Does the teaching of the Immaculate Conception, then, imply that Mary is divine, or that she at least possesses some element of divinity? No. In fact, the very notion of “conception” per se implies a beginning in time! As taught by St. Maximilian Kolbe, “She (Mary) is called ‘Conception.’ Therefore, she is not God, Who has no beginning; neither (is she) an angel created directly by God; nor (is she) like our first parents who did not begin their existence by conception.” Mary, indeed, is human; she came forth as other children of this earth, having been born of a family and having a real father and mother. But the Church has infallibly defined that her case is different in that she was preserved from all stain of Original Sin which we inherit from our first parents by way of its being transmitted to all human generations.

What, then, does the Immaculate Conception mean for all of us? The Solemnity’s Second Reading from Ephesians is a profound revelation as to how God elected Mary — and us, too! — from all eternity. The Solemnity’s Responsorial Psalm, whereby the gathered faithful chant the words from Psalm 97, “Sing to the Lord a new song, for He has done marvelous deeds!” is yet another revelation of all this. We know, of course, that Mary’s election was unique. She alone was called to be the Mother of the Incarnate Word; for this, God graced her with freedom from Original Sin from her very origins. But Mary’s election and ours both belong to the same mystery of God’s infinite love: that of redemption and a hoped for salvation for all! By preserving Mary from sin, God wished to show us that we, too, could be freed from sin. Although our freedom occurs after our birth through the rebirth of baptism, both what happened to Mary, and what happens to us, reflect God’s overwhelming, gracious love for mankind.

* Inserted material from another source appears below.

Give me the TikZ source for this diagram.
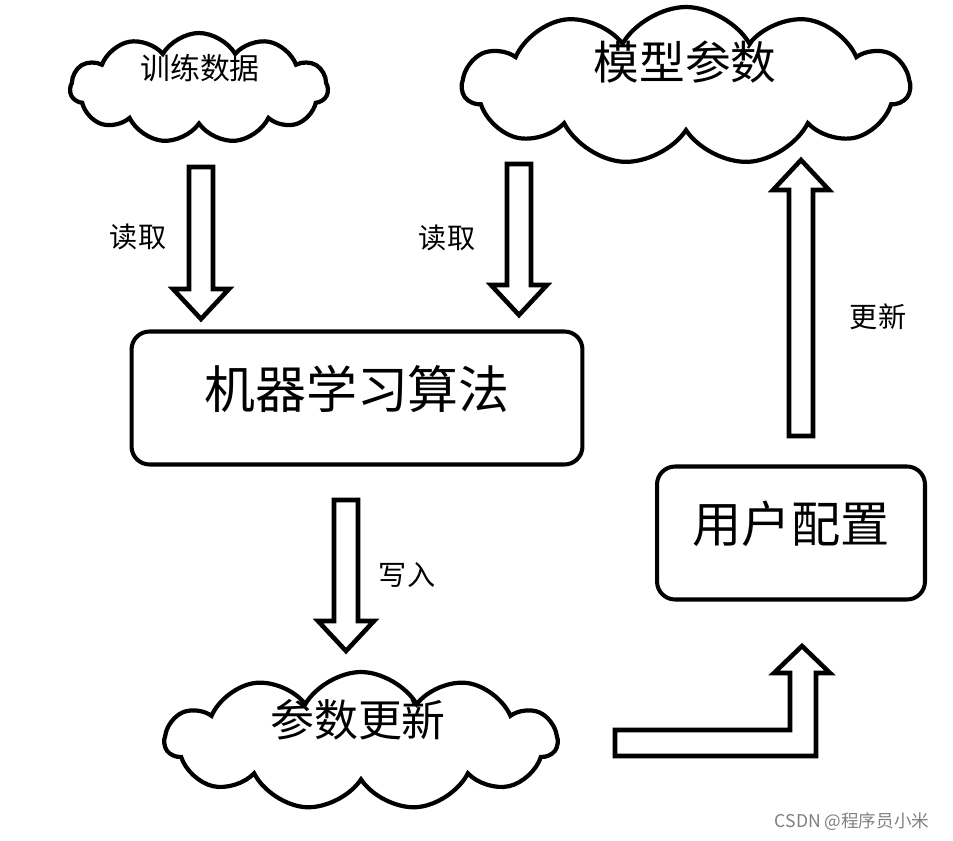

The Solemnity of the Immaculate Conception, therefore, is a day of celebration not only for Mary’s privilege, but for us too — indeed, for all human beings. For whatever God wills for one human being – Mary — God also wills for all human beings, namely, one’s entry into heaven and the beholding of the Beatific Vision for all eternity.


Fr. Wade L. J. Menezes, C.P.M., is a member of the Fathers of Mercy, a missionary preaching Religious Order based in South Union, Kentucky. He was ordained in June 2000 and is stationed as the priest in residence at the Shrine of the Most Blessed Sacrament of Our Lady of the Angels Monastery in Hanceville, Alabama.